AIM:
Pick out the lines below with "React" and list them.

(Excerpt from a dataset)
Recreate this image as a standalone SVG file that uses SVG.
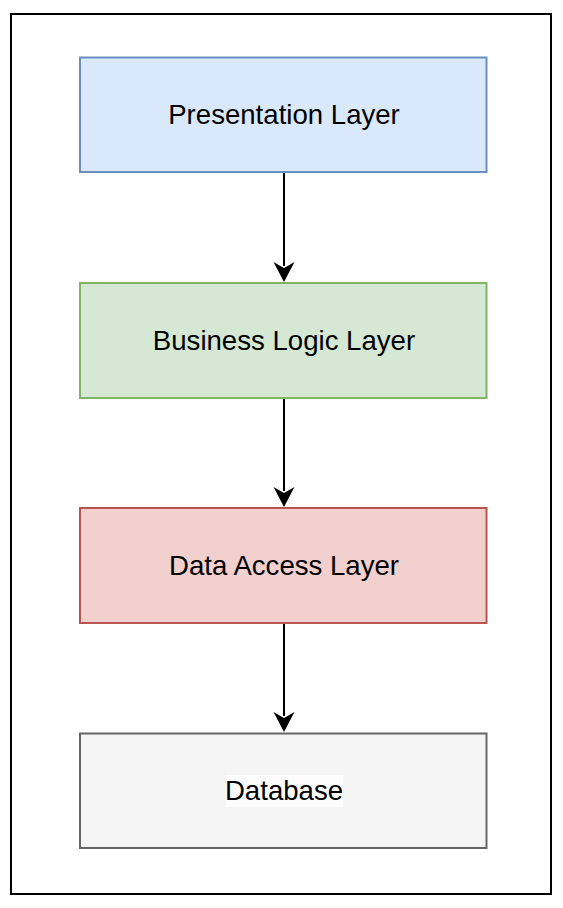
<svg xmlns="http://www.w3.org/2000/svg" width="563" height="908" viewBox="0 0 563 908">
<style>
.box{stroke-width:2}
.lbl{font-family:"Liberation Sans",Arial,Helvetica,sans-serif;font-size:27.6px;fill:#000;text-anchor:middle}
.edge{stroke:#000;stroke-width:2;fill:none}
</style>
<defs>
<path id="head" d="M0 0 L-10.5 -20 L0 -14 L10.5 -20 Z" fill="#000"/>
</defs>
<rect width="563" height="908" fill="#fff"/>
<rect id="frame" x="11" y="14" width="540" height="880" fill="#fff" stroke="#000" stroke-width="2"/>
<g id="presentation">
<rect class="box" x="80" y="57.5" width="406.5" height="114.5" fill="#dae8fc" stroke="#6c8ebf"/>
<text class="lbl" x="284" y="124">Presentation Layer</text>
</g>
<g id="business">
<rect class="box" x="80" y="283" width="406.5" height="115" fill="#d5e8d4" stroke="#82b366"/>
<text class="lbl" x="284" y="350">Business Logic Layer</text>
</g>
<g id="dataaccess">
<rect class="box" x="80" y="508" width="406.5" height="115" fill="#f2d0cd" stroke="#b85450"/>
<text class="lbl" x="284" y="575">Data Access Layer</text>
</g>
<g id="database">
<rect class="box" x="80" y="733.5" width="406.5" height="114.5" fill="#f5f5f5" stroke="#666666"/>
<rect x="226" y="775" width="117" height="32" fill="#fcfcfc"/>
<text class="lbl" x="284" y="800">Database</text>
</g>
<g id="connectors">
<line class="edge" x1="284" y1="173" x2="284" y2="266"/>
<use href="#head" x="284" y="282"/>
<line class="edge" x1="284" y1="399" x2="284" y2="491"/>
<use href="#head" x="284" y="507"/>
<line class="edge" x1="284" y1="624" x2="284" y2="716"/>
<use href="#head" x="284" y="732"/>
</g>
</svg>
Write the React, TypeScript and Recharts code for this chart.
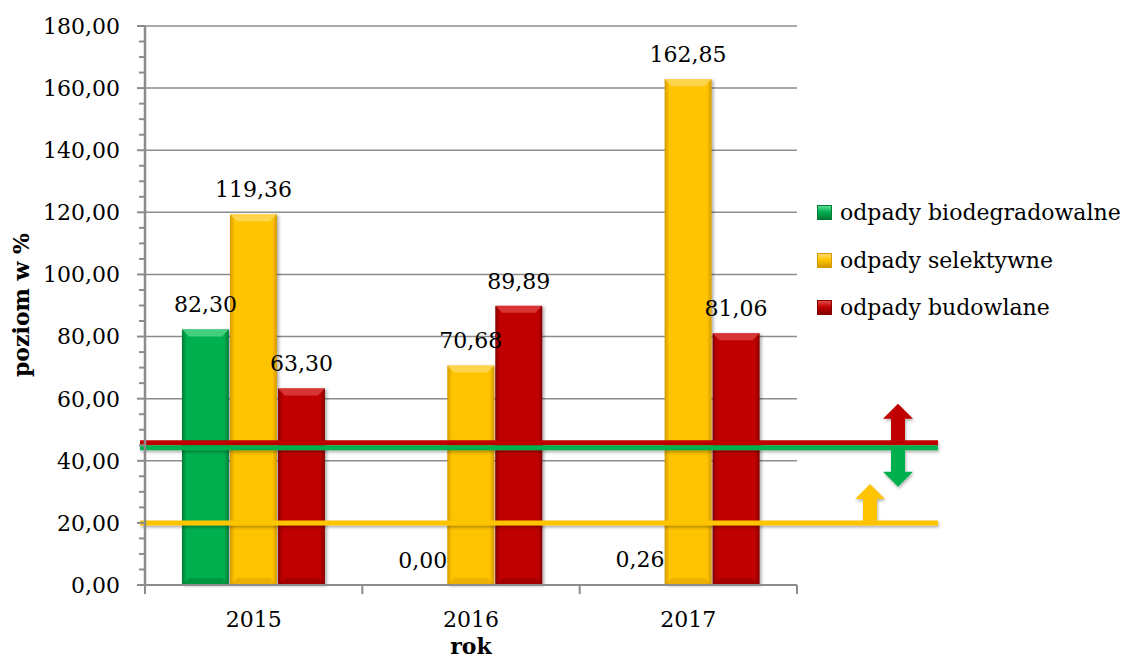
import React from 'react';
import { BarChart, Bar, XAxis, YAxis, CartesianGrid, ReferenceLine, LabelList } from 'recharts';

const years = ['2015', '2016', '2017'];
const biodegradowalne = [82.3, 0.0, 0.26];
const selektywne = [119.36, 70.68, 162.85];
const budowlane = [63.3, 89.89, 81.06];

const seriesKeys = ['bio', 'sel', 'bud'];
const seriesNames = ['odpady biodegradowalne', 'odpady selektywne', 'odpady budowlane'];

const yTicks = [0, 20, 40, 60, 80, 100, 120, 140, 160, 180];

// wymagane poziomy
const levelBudowlane = 45;
const levelBio = 45;
const levelSelektywne = 20;

const palette: Record<string, { main: string; dark: string; light: string }> = {
  bio: { main: '#00B050', dark: '#007A36', light: '#5FDD94' },
  sel: { main: '#FFC400', dark: '#D49A00', light: '#FFDB6E' },
  bud: { main: '#C00000', dark: '#860000', light: '#E24A4A' },
};

const data = years.map((year, i) => ({
  year,
  bio: biodegradowalne[i],
  sel: selektywne[i],
  bud: budowlane[i],
}));

const W = 1135;
const H = 659;
const MARGIN = { top: 26, right: 338, bottom: 0, left: 0 };
const Y_AXIS_W = 145;
const X_AXIS_H = 74;
const PLOT_BOTTOM = H - MARGIN.bottom - X_AXIS_H;
const AXIS_X = MARGIN.left + Y_AXIS_W;
const PLOT_W = W - MARGIN.left - MARGIN.right - Y_AXIS_W;

const FONT = '"DejaVu Serif", serif';
const GRAY = '#8c8c8c';

const fmt = (v: number) => v.toFixed(2).replace('.', ',');

// minor ticks every 5
const allTicks = yTicks.flatMap((t, i) => (i === 0 ? [t] : [t - 15, t - 10, t - 5, t]));

const YTick = (props: any) => {
  const { y, payload } = props;
  const v = payload.value as number;
  const major = yTicks.includes(v);
  return (
    <g>
      <line x1={AXIS_X - (major ? 8 : 6)} x2={AXIS_X} y1={y} y2={y} stroke={GRAY} strokeWidth={2} />
      {major && (
        <text x={AXIS_X - 25} y={y} dy="0.36em" textAnchor="end" fontFamily={FONT} fontSize={22} fill="#000">
          {fmt(v)}
        </text>
      )}
    </g>
  );
};

const XTick = (props: any) => {
  const { x, payload, index } = props;
  const band = PLOT_W / years.length;
  return (
    <g>
      <line x1={x - band / 2} x2={x - band / 2} y1={PLOT_BOTTOM} y2={PLOT_BOTTOM + 9} stroke={GRAY} strokeWidth={2} />
      {index === years.length - 1 && (
        <line x1={x + band / 2} x2={x + band / 2} y1={PLOT_BOTTOM} y2={PLOT_BOTTOM + 9} stroke={GRAY} strokeWidth={2} />
      )}
      <text x={x} y={PLOT_BOTTOM + 42} textAnchor="middle" fontFamily={FONT} fontSize={22} fill="#000">
        {payload.value}
      </text>
    </g>
  );
};

const bevelBar = (key: string) => (props: any) => {
  const { x, y, width, height } = props;
  if (!height || height <= 0) return <g />;
  const c = palette[key];
  const b = Math.min(7, height / 2, width / 2);
  return (
    <g>
      <rect x={x} y={y} width={width} height={height} fill={`url(#grad-${key})`} filter="url(#barShadow)" />
      <polygon
        points={`${x},${y} ${x + width},${y} ${x + width - b},${y + b} ${x + b},${y + b}`}
        fill={c.light}
        opacity={0.7}
      />
      <polygon
        points={`${x},${y + height} ${x + width},${y + height} ${x + width - b},${y + height - b} ${x + b},${y + height - b}`}
        fill={c.dark}
        opacity={0.45}
      />
    </g>
  );
};

const arrowPoints = (cx: number, yBase: number, dir: number) => {
  const len = 37;
  const head = 15;
  const yn = yBase + dir * (len - head);
  const yt = yBase + dir * len;
  return `${cx - 7},${yBase} ${cx - 7},${yn} ${cx - 15},${yn} ${cx},${yt} ${cx + 15},${yn} ${cx + 7},${yn} ${cx + 7},${yBase}`;
};

const levelLine = (color: string, dy: number, arrowDir: number, arrowDx: number) => (props: any) => {
  const { x1, x2, y1 } = props;
  const y = y1 + dy;
  return (
    <g filter="url(#lineShadow)">
      <line x1={x1 - 5} x2={x2 + 141} y1={y} y2={y} stroke={color} strokeWidth={5} />
      <polygon points={arrowPoints(x2 + arrowDx, y + (arrowDir > 0 ? 2 : -2), arrowDir)} fill={color} />
    </g>
  );
};

const LegendBox = () => (
  <div style={{ position: 'absolute', left: 817, top: 189, fontFamily: FONT, fontSize: 22, color: '#000' }}>
    {seriesKeys.map((k, i) => {
      const c = palette[k];
      return (
        <div key={k} style={{ display: 'flex', alignItems: 'center', height: 47.5, whiteSpace: 'nowrap' }}>
          <span
            style={{
              display: 'inline-block',
              width: 13,
              height: 13,
              marginRight: 8,
              background: `linear-gradient(180deg, ${c.light} 0%, ${c.main} 45%, ${c.dark} 100%)`,
              border: `1px solid ${c.dark}`,
            }}
          />
          <span>{seriesNames[i]}</span>
        </div>
      );
    })}
  </div>
);

export default function App() {
  return (
    <div style={{ position: 'absolute', left: 0, top: 0, width: W, height: H, background: '#fff' }}>
      <BarChart width={W} height={H} data={data} margin={MARGIN} barCategoryGap="17%" barGap={1}>
        <defs>
          {seriesKeys.map((k) => (
            <linearGradient key={k} id={`grad-${k}`} x1="0" y1="0" x2="1" y2="0">
              <stop offset="0%" stopColor={palette[k].dark} />
              <stop offset="10%" stopColor={palette[k].main} />
              <stop offset="90%" stopColor={palette[k].main} />
              <stop offset="100%" stopColor={palette[k].dark} />
            </linearGradient>
          ))}
          <filter id="barShadow" x="-20%" y="-5%" width="140%" height="115%">
            <feDropShadow dx="2" dy="1" stdDeviation="1.5" floodColor="#000" floodOpacity="0.3" />
          </filter>
          <filter id="lineShadow" x="-5%" y="-50%" width="110%" height="200%">
            <feDropShadow dx="1" dy="2" stdDeviation="1.5" floodColor="#000" floodOpacity="0.3" />
          </filter>
        </defs>
        <CartesianGrid vertical={false} horizontalValues={yTicks.slice(1)} stroke={GRAY} strokeWidth={1.5} />
        <XAxis
          dataKey="year"
          height={X_AXIS_H}
          tickLine={false}
          axisLine={{ stroke: GRAY, strokeWidth: 2 }}
          tick={<XTick />}
          interval={0}
          label={{ value: 'rok', position: 'insideBottom', offset: 5, fontFamily: FONT, fontSize: 22, fontWeight: 'bold', fill: '#000' }}
        />
        <YAxis
          width={Y_AXIS_W}
          domain={[0, 180]}
          ticks={allTicks}
          interval={0}
          tickLine={false}
          axisLine={{ stroke: GRAY, strokeWidth: 2.5 }}
          tick={<YTick />}
          label={{
            content: () => (
              <text
                transform="translate(29,305) rotate(-90)"
                textAnchor="middle"
                fontFamily={FONT}
                fontSize={22}
                fontWeight="bold"
                fill="#000"
              >
                poziom w %
              </text>
            ),
          }}
        />
        {seriesKeys.map((k, i) => (
          <Bar key={k} dataKey={k} name={seriesNames[i]} fill={palette[k].main} shape={bevelBar(k)} isAnimationActive={false}>
            <LabelList
              dataKey={k}
              position="top"
              offset={17}
              formatter={(v: any) => fmt(Number(v))}
              fontFamily={FONT}
              fontSize={22}
              fill="#000"
            />
          </Bar>
        ))}
        <ReferenceLine y={levelSelektywne} shape={levelLine(palette.sel.main, 0, -1, 73)} />
        <ReferenceLine y={levelBudowlane} shape={levelLine(palette.bud.main, -2.5, -1, 101)} />
        <ReferenceLine y={levelBio} shape={levelLine(palette.bio.main, 2.5, 1, 101)} />
      </BarChart>
      <LegendBox />
    </div>
  );
}
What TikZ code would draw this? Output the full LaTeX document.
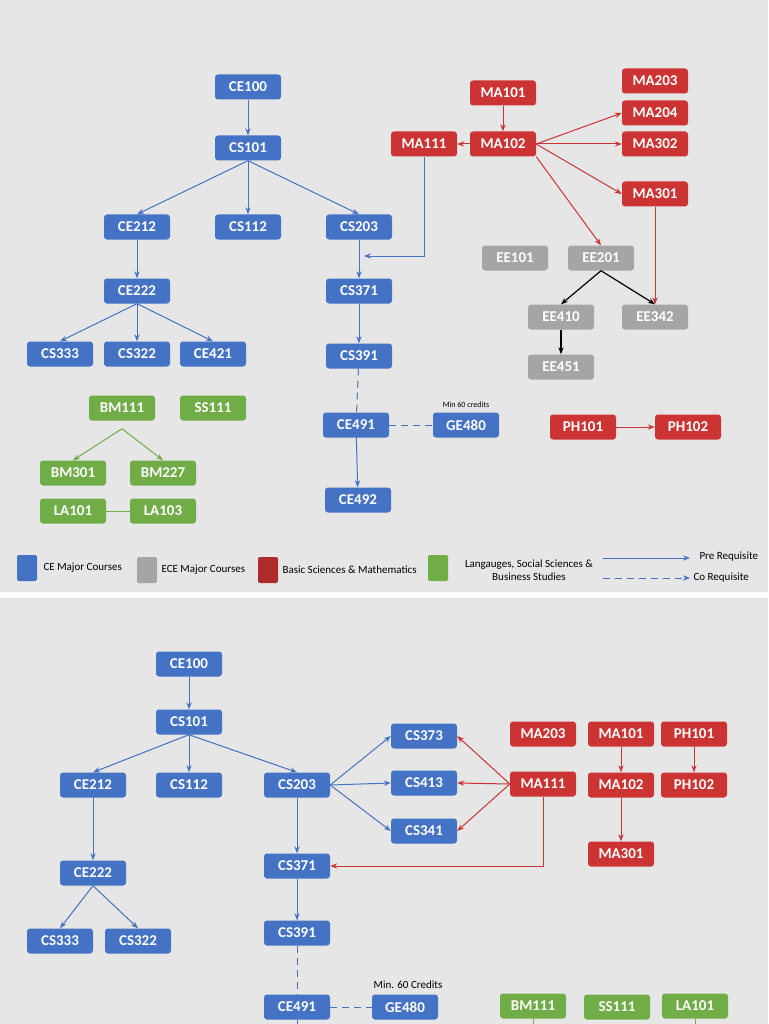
\documentclass[tikz,border=0pt]{standalone}
\usepackage{fontspec}
\setmainfont{Carlito}
\usetikzlibrary{arrows.meta}
\definecolor{cb}{HTML}{4472C4}
\definecolor{cr}{HTML}{CC3333}
\definecolor{cg}{HTML}{A5A5A5}
\definecolor{cgr}{HTML}{70AD47}
\definecolor{bgc}{HTML}{E6E6E6}
\tikzset{
 box/.style={rounded corners=3pt,minimum width=66pt,minimum height=25pt,text=white,font=\fontsize{15}{17}\selectfont\bfseries,inner sep=2pt},
 bb/.style={box,fill=cb}, rb/.style={box,fill=cr}, gb/.style={box,fill=cg}, vb/.style={box,fill=cgr},
 pb/.style={draw=cb,line width=1pt,-{Stealth[length=7pt]}},
 pr/.style={draw=cr,line width=1pt,-{Stealth[length=7pt]}},
 pk/.style={draw=black,line width=1.2pt,-{Stealth[length=7pt]}},
 pg/.style={draw=cgr,line width=1pt},
 db/.style={draw=cb,line width=1pt,dash pattern=on 7pt off 5pt},
 lg/.style={font=\fontsize{11}{13}\selectfont,align=center}
}
\begin{document}
\begin{tikzpicture}[x=1pt,y=-1pt]
\fill[white] (0,0) rectangle (768,1024);
\fill[bgc] (0,0) rectangle (768,592);
\fill[bgc] (0,598) rectangle (768,1024);
\useasboundingbox (0,0) rectangle (768,1024);
% top panel
\node[bb] (a100) at (248,87) {CE100};
\node[bb] (a101) at (248,148) {CS101};
\node[bb] (a212) at (137,227) {CE212};
\node[bb] (a112) at (248,227) {CS112};
\node[bb] (a203) at (359,227) {CS203};
\node[bb] (a222) at (137,291) {CE222};
\node[bb] (a333) at (60,354) {CS333};
\node[bb] (a322) at (137,354) {CS322};
\node[bb] (a421) at (213,354) {CE421};
\node[bb] (a371) at (359,291) {CS371};
\node[bb] (a391) at (359,356) {CS391};
\node[bb] (a491) at (356,425) {CE491};
\node[bb] (a480) at (466,425) {GE480};
\node[font=\fontsize{8}{9}\selectfont] (amin) at (466,405) {Min 60 credits};
\node[bb] (a492) at (358,500) {CE492};
\node[rb] (m101) at (503,93) {MA101};
\node[rb] (m102) at (503,144) {MA102};
\node[rb] (m111) at (424,144) {MA111};
\node[rb] (m203) at (655,81) {MA203};
\node[rb] (m204) at (655,113) {MA204};
\node[rb] (m302) at (655,144) {MA302};
\node[rb] (m301) at (655,194) {MA301};
\node[gb] (e101) at (515,258) {EE101};
\node[gb] (e201) at (601,258) {EE201};
\node[gb] (e410) at (561,317) {EE410};
\node[gb] (e342) at (655,317) {EE342};
\node[gb] (e451) at (561,367) {EE451};
\node[rb] (p101) at (583,427) {PH101};
\node[rb] (p102) at (688,427) {PH102};
\node[vb] (b111) at (122,408) {BM111};
\node[vb] (s111) at (213,408) {SS111};
\node[vb] (b301) at (73,473) {BM301};
\node[vb] (b227) at (163,473) {BM227};
\node[vb] (l101) at (73,511) {LA101};
\node[vb] (l103) at (163,511) {LA103};
\draw[pb] (a100) -- (a101);
\draw[pb] (a101.south) -- (a212.north);
\draw[pb] (a101.south) -- (a112.north);
\draw[pb] (a101.south) -- (a203.north);
\draw[pb] (a212) -- (a222);
\draw[pb] (a222.south) -- (a333.north);
\draw[pb] (a222.south) -- (a322.north);
\draw[pb] (a222.south) -- (a421.north);
\draw[pb] (a203) -- (a371);
\draw[pb] (a371) -- (a391);
\draw[db] (a391) -- (a491);
\draw[db] (a491) -- (a480);
\draw[pb] (a491) -- (a492);
\coordinate (k1) at (424,256);
\coordinate (k1e) at (364,256);
\draw[pb] (m111.south) -- (k1) -- (k1e);
\draw[pr] (m101) -- (m102);
\draw[pr] (m102) -- (m111);
\draw[pr] (m102.east) -- (m204.west);
\draw[pr] (m102.east) -- (m302.west);
\draw[pr] (m102.east) -- (m301.west);
\draw[pr] (m102.south east) -- (e201.north);
\draw[pr] (m301.south) -- (e342.north);
\draw[pk] (e201.south) -- (e410.north);
\draw[pk] (e201.south) -- (e342.north);
\draw[pk] (e410) -- (e451);
\draw[pr] (p101) -- (p102);
\draw[pg,-{Stealth[length=7pt]}] (b111.south) ++(0,8) coordinate (g1) -- (b301.north);
\draw[pg,-{Stealth[length=7pt]}] (g1) -- (b227.north);
\draw[pg] (l101) -- (l103);
% legend
\node[fill=cb,rounded corners=2pt,minimum width=20pt,minimum height=26pt] (lgb) at (27,568) {};
\node[lg,anchor=west] (lgbt) at (40,568) {CE Major Courses};
\node[fill=cg,rounded corners=2pt,minimum width=20pt,minimum height=26pt] (lgg) at (147,570) {};
\node[lg,anchor=west] (lggt) at (158,570) {ECE Major Courses};
\node[fill=cr!85!black,rounded corners=2pt,minimum width=20pt,minimum height=26pt] (lgr) at (268,570) {};
\node[lg,anchor=west] (lgrt) at (279,570) {Basic Sciences \& Mathematics};
\node[fill=cgr,rounded corners=2pt,minimum width=20pt,minimum height=26pt] (lgv) at (438,568) {};
\node[lg] (lgvt) at (529,570) {Langauges, Social Sciences \&\\Business Studies};
\coordinate (q1) at (603,558); \coordinate (q2) at (690,558);
\coordinate (q3) at (603,578); \coordinate (q4) at (690,578);
\draw[pb] (q1) -- (q2);
\draw[db,-{Stealth[length=7pt]}] (q3) -- (q4);
\node[lg,anchor=west] (lpr) at (696,557) {Pre Requisite};
\node[lg,anchor=west] (lco) at (690,578) {Co Requisite};
% bottom panel
\node[bb] (c100) at (189,664) {CE100};
\node[bb] (c101) at (189,722) {CS101};
\node[bb] (c212) at (93,785) {CE212};
\node[bb] (c112) at (189,785) {CS112};
\node[bb] (c203) at (297,785) {CS203};
\node[bb] (c222) at (93,873) {CE222};
\node[bb] (c333) at (60,941) {CS333};
\node[bb] (c322) at (138,941) {CS322};
\node[bb] (c371) at (297,866) {CS371};
\node[bb] (c391) at (297,933) {CS391};
\node[bb] (c491) at (297,1007) {CE491};
\node[bb] (c480) at (405,1007) {GE480};
\node[font=\fontsize{11}{13}\selectfont] (cmin) at (408,985) {Min. 60 Credits};
\node[bb] (c373) at (424,736) {CS373};
\node[bb] (c413) at (424,783) {CS413};
\node[bb] (c341) at (424,831) {CS341};
\node[rb] (n203) at (543,734) {MA203};
\node[rb] (n111) at (543,784) {MA111};
\node[rb] (n101) at (621,734) {MA101};
\node[rb] (n102) at (621,785) {MA102};
\node[rb] (n301) at (621,854) {MA301};
\node[rb] (o101) at (694,734) {PH101};
\node[rb] (o102) at (694,785) {PH102};
\node[vb] (d111) at (533,1006) {BM111};
\node[vb] (d211) at (617,1007) {SS111};
\node[vb] (d101) at (695,1006) {LA101};
\draw[pb] (c100) -- (c101);
\draw[pb] (c101.south) -- (c212.north);
\draw[pb] (c101.south) -- (c112.north);
\draw[pb] (c101.south) -- (c203.north);
\draw[pb] (c212) -- (c222);
\draw[pb] (c222.south) -- (c333.north);
\draw[pb] (c222.south) -- (c322.north);
\draw[pb] (c203) -- (c371);
\draw[pb] (c203.east) -- (c373.west);
\draw[pb] (c203.east) -- (c413.west);
\draw[pb] (c203.east) -- (c341.west);
\draw[pr] (n111.west) -- (c373.east);
\draw[pr] (n111.west) -- (c413.east);
\draw[pr] (n111.west) -- (c341.east);
\coordinate (k2) at (543,866);
\draw[pr] (n111.south) -- (k2) -- (c371.east);
\draw[pb] (c371) -- (c391);
\draw[db] (c391) -- (c491);
\draw[db] (c491) -- (c480);
\coordinate (z1) at (297,1024);
\draw[draw=cb,line width=1pt] (c491) -- (z1);
\draw[pr] (n101) -- (n102);
\draw[pr] (n102) -- (n301);
\draw[pr] (o101) -- (o102);
\coordinate (z2) at (533,1024); \coordinate (z3) at (695,1024);
\draw[pg] (d111.south) -- (z2);
\draw[pg] (d101.south) -- (z3);
\end{tikzpicture}
\end{document}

ANSWER TO THE TASK:
Write the React, TypeScript and Recharts code for this chart.
import React from 'react';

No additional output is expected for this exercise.